Do this: Each line below is to be written out in full, exactly as shown.

Data provided:
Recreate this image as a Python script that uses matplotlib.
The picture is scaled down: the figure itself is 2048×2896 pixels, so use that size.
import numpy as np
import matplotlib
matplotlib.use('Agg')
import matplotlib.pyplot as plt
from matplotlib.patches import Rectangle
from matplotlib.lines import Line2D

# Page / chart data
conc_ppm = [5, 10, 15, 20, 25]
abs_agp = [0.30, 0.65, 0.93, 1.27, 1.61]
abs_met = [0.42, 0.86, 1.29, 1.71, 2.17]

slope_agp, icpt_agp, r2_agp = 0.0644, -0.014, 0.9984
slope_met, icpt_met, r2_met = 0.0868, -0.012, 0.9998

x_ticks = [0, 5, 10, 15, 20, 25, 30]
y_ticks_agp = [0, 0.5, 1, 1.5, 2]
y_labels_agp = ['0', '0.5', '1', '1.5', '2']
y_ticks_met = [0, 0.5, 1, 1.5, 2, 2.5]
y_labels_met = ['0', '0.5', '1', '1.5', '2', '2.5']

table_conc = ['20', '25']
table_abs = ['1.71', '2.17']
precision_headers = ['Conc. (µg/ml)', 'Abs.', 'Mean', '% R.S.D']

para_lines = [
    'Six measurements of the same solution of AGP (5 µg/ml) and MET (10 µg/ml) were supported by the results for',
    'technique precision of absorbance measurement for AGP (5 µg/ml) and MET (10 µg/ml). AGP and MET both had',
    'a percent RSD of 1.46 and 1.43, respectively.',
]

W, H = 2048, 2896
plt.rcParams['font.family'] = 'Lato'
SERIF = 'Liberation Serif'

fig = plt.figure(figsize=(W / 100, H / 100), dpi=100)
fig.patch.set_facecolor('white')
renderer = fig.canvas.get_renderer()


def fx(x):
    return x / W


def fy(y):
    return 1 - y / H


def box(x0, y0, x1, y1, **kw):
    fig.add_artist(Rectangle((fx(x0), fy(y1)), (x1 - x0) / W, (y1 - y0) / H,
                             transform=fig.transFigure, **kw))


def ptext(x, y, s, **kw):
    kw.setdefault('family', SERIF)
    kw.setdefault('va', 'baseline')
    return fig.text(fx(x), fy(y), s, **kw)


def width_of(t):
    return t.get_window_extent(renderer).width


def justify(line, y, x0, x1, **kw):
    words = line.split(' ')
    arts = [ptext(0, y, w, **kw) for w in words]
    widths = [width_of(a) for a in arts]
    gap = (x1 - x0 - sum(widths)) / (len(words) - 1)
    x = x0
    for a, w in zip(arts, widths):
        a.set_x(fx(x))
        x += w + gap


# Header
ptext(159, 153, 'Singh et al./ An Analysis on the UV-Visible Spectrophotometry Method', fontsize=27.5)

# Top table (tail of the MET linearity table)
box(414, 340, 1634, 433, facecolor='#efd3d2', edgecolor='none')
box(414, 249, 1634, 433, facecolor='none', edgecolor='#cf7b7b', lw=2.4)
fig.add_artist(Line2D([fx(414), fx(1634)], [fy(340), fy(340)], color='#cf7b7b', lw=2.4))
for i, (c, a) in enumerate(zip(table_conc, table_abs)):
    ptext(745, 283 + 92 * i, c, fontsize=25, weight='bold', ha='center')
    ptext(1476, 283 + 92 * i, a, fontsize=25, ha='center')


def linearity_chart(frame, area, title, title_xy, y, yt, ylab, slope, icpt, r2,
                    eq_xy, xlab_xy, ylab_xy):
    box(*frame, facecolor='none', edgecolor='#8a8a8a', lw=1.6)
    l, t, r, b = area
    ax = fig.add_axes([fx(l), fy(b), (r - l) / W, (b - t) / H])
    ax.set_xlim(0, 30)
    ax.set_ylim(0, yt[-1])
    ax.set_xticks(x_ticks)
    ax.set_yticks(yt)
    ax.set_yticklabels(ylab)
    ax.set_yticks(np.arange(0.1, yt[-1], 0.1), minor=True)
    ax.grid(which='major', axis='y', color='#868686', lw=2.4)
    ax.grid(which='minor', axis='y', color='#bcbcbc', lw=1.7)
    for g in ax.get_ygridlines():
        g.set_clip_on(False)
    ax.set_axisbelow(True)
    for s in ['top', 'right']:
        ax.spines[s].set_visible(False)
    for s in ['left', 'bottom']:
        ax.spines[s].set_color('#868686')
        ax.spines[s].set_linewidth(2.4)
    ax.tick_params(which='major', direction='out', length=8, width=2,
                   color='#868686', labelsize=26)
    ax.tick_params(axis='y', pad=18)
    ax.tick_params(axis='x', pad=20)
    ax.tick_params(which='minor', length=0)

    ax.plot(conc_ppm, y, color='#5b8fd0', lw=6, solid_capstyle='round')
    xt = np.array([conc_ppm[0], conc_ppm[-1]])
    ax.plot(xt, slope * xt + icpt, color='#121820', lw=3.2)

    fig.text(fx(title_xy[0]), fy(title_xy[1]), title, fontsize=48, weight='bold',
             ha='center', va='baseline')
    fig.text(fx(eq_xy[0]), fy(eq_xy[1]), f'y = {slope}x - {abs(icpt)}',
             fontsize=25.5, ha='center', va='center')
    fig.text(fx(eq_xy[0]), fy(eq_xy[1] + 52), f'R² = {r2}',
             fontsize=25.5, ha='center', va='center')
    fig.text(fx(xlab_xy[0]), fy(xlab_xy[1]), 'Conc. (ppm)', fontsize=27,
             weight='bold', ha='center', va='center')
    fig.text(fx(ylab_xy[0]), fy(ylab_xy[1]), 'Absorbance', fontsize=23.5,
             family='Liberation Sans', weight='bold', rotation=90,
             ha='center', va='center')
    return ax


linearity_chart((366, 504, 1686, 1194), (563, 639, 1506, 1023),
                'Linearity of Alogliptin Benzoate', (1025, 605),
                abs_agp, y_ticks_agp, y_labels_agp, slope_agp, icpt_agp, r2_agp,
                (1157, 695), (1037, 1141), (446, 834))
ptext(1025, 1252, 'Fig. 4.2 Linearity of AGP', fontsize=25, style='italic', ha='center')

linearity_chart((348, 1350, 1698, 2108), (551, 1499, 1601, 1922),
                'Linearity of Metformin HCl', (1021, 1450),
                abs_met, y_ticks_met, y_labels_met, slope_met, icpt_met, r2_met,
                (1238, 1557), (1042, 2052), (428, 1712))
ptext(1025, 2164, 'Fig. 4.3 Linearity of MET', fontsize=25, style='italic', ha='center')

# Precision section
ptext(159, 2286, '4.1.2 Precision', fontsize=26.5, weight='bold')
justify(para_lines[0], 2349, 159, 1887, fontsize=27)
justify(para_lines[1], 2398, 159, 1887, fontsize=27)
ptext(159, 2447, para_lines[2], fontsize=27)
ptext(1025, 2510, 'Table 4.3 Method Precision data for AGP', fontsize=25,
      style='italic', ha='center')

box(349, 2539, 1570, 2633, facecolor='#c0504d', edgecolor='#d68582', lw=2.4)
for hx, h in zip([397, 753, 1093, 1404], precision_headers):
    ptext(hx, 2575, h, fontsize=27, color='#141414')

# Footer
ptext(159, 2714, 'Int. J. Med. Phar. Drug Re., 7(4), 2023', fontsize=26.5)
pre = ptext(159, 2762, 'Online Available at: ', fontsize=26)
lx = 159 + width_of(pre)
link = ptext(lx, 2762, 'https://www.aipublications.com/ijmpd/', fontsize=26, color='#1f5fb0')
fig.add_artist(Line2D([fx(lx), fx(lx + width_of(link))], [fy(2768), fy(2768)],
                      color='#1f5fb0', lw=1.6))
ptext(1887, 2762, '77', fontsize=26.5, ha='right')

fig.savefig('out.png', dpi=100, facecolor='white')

Written answer:
Recreate this image as a Python script that uses matplotlib.
The picture is scaled down: the figure itself is 2048×2896 pixels, so use that size.
import numpy as np
import matplotlib
matplotlib.use('Agg')
import matplotlib.pyplot as plt
from matplotlib.patches import Rectangle
from matplotlib.lines import Line2D

# Page / chart data
conc_ppm = [5, 10, 15, 20, 25]
abs_agp = [0.30, 0.65, 0.93, 1.27, 1.61]
abs_met = [0.42, 0.86, 1.29, 1.71, 2.17]

slope_agp, icpt_agp, r2_agp = 0.0644, -0.014, 0.9984
slope_met, icpt_met, r2_met = 0.0868, -0.012, 0.9998

x_ticks = [0, 5, 10, 15, 20, 25, 30]
y_ticks_agp = [0, 0.5, 1, 1.5, 2]
y_labels_agp = ['0', '0.5', '1', '1.5', '2']
y_ticks_met = [0, 0.5, 1, 1.5, 2, 2.5]
y_labels_met = ['0', '0.5', '1', '1.5', '2', '2.5']

table_conc = ['20', '25']
table_abs = ['1.71', '2.17']
precision_headers = ['Conc. (µg/ml)', 'Abs.', 'Mean', '% R.S.D']

para_lines = [
    'Six measurements of the same solution of AGP (5 µg/ml) and MET (10 µg/ml) were supported by the results for',
    'technique precision of absorbance measurement for AGP (5 µg/ml) and MET (10 µg/ml). AGP and MET both had',
    'a percent RSD of 1.46 and 1.43, respectively.',
]

W, H = 2048, 2896
plt.rcParams['font.family'] = 'Lato'
SERIF = 'Liberation Serif'

fig = plt.figure(figsize=(W / 100, H / 100), dpi=100)
fig.patch.set_facecolor('white')
renderer = fig.canvas.get_renderer()


def fx(x):
    return x / W


def fy(y):
    return 1 - y / H


def box(x0, y0, x1, y1, **kw):
    fig.add_artist(Rectangle((fx(x0), fy(y1)), (x1 - x0) / W, (y1 - y0) / H,
                             transform=fig.transFigure, **kw))


def ptext(x, y, s, **kw):
    kw.setdefault('family', SERIF)
    kw.setdefault('va', 'baseline')
    return fig.text(fx(x), fy(y), s, **kw)


def width_of(t):
    return t.get_window_extent(renderer).width


def justify(line, y, x0, x1, **kw):
    words = line.split(' ')
    arts = [ptext(0, y, w, **kw) for w in words]
    widths = [width_of(a) for a in arts]
    gap = (x1 - x0 - sum(widths)) / (len(words) - 1)
    x = x0
    for a, w in zip(arts, widths):
        a.set_x(fx(x))
        x += w + gap


# Header
ptext(159, 153, 'Singh et al./ An Analysis on the UV-Visible Spectrophotometry Method', fontsize=27.5)

# Top table (tail of the MET linearity table)
box(414, 340, 1634, 433, facecolor='#efd3d2', edgecolor='none')
box(414, 249, 1634, 433, facecolor='none', edgecolor='#cf7b7b', lw=2.4)
fig.add_artist(Line2D([fx(414), fx(1634)], [fy(340), fy(340)], color='#cf7b7b', lw=2.4))
for i, (c, a) in enumerate(zip(table_conc, table_abs)):
    ptext(745, 283 + 92 * i, c, fontsize=25, weight='bold', ha='center')
    ptext(1476, 283 + 92 * i, a, fontsize=25, ha='center')


def linearity_chart(frame, area, title, title_xy, y, yt, ylab, slope, icpt, r2,
                    eq_xy, xlab_xy, ylab_xy):
    box(*frame, facecolor='none', edgecolor='#8a8a8a', lw=1.6)
    l, t, r, b = area
    ax = fig.add_axes([fx(l), fy(b), (r - l) / W, (b - t) / H])
    ax.set_xlim(0, 30)
    ax.set_ylim(0, yt[-1])
    ax.set_xticks(x_ticks)
    ax.set_yticks(yt)
    ax.set_yticklabels(ylab)
    ax.set_yticks(np.arange(0.1, yt[-1], 0.1), minor=True)
    ax.grid(which='major', axis='y', color='#868686', lw=2.4)
    ax.grid(which='minor', axis='y', color='#bcbcbc', lw=1.7)
    for g in ax.get_ygridlines():
        g.set_clip_on(False)
    ax.set_axisbelow(True)
    for s in ['top', 'right']:
        ax.spines[s].set_visible(False)
    for s in ['left', 'bottom']:
        ax.spines[s].set_color('#868686')
        ax.spines[s].set_linewidth(2.4)
    ax.tick_params(which='major', direction='out', length=8, width=2,
                   color='#868686', labelsize=26)
    ax.tick_params(axis='y', pad=18)
    ax.tick_params(axis='x', pad=20)
    ax.tick_params(which='minor', length=0)

    ax.plot(conc_ppm, y, color='#5b8fd0', lw=6, solid_capstyle='round')
    xt = np.array([conc_ppm[0], conc_ppm[-1]])
    ax.plot(xt, slope * xt + icpt, color='#121820', lw=3.2)

    fig.text(fx(title_xy[0]), fy(title_xy[1]), title, fontsize=48, weight='bold',
             ha='center', va='baseline')
    fig.text(fx(eq_xy[0]), fy(eq_xy[1]), f'y = {slope}x - {abs(icpt)}',
             fontsize=25.5, ha='center', va='center')
    fig.text(fx(eq_xy[0]), fy(eq_xy[1] + 52), f'R² = {r2}',
             fontsize=25.5, ha='center', va='center')
    fig.text(fx(xlab_xy[0]), fy(xlab_xy[1]), 'Conc. (ppm)', fontsize=27,
             weight='bold', ha='center', va='center')
    fig.text(fx(ylab_xy[0]), fy(ylab_xy[1]), 'Absorbance', fontsize=23.5,
             family='Liberation Sans', weight='bold', rotation=90,
             ha='center', va='center')
    return ax


linearity_chart((366, 504, 1686, 1194), (563, 639, 1506, 1023),
                'Linearity of Alogliptin Benzoate', (1025, 605),
                abs_agp, y_ticks_agp, y_labels_agp, slope_agp, icpt_agp, r2_agp,
                (1157, 695), (1037, 1141), (446, 834))
ptext(1025, 1252, 'Fig. 4.2 Linearity of AGP', fontsize=25, style='italic', ha='center')

linearity_chart((348, 1350, 1698, 2108), (551, 1499, 1601, 1922),
                'Linearity of Metformin HCl', (1021, 1450),
                abs_met, y_ticks_met, y_labels_met, slope_met, icpt_met, r2_met,
                (1238, 1557), (1042, 2052), (428, 1712))
ptext(1025, 2164, 'Fig. 4.3 Linearity of MET', fontsize=25, style='italic', ha='center')

# Precision section
ptext(159, 2286, '4.1.2 Precision', fontsize=26.5, weight='bold')
justify(para_lines[0], 2349, 159, 1887, fontsize=27)
justify(para_lines[1], 2398, 159, 1887, fontsize=27)
ptext(159, 2447, para_lines[2], fontsize=27)
ptext(1025, 2510, 'Table 4.3 Method Precision data for AGP', fontsize=25,
      style='italic', ha='center')

box(349, 2539, 1570, 2633, facecolor='#c0504d', edgecolor='#d68582', lw=2.4)
for hx, h in zip([397, 753, 1093, 1404], precision_headers):
    ptext(hx, 2575, h, fontsize=27, color='#141414')

# Footer
ptext(159, 2714, 'Int. J. Med. Phar. Drug Re., 7(4), 2023', fontsize=26.5)
pre = ptext(159, 2762, 'Online Available at: ', fontsize=26)
lx = 159 + width_of(pre)
link = ptext(lx, 2762, 'https://www.aipublications.com/ijmpd/', fontsize=26, color='#1f5fb0')
fig.add_artist(Line2D([fx(lx), fx(lx + width_of(link))], [fy(2768), fy(2768)],
                      color='#1f5fb0', lw=1.6))
ptext(1887, 2762, '77', fontsize=26.5, ha='right')

fig.savefig('out.png', dpi=100, facecolor='white')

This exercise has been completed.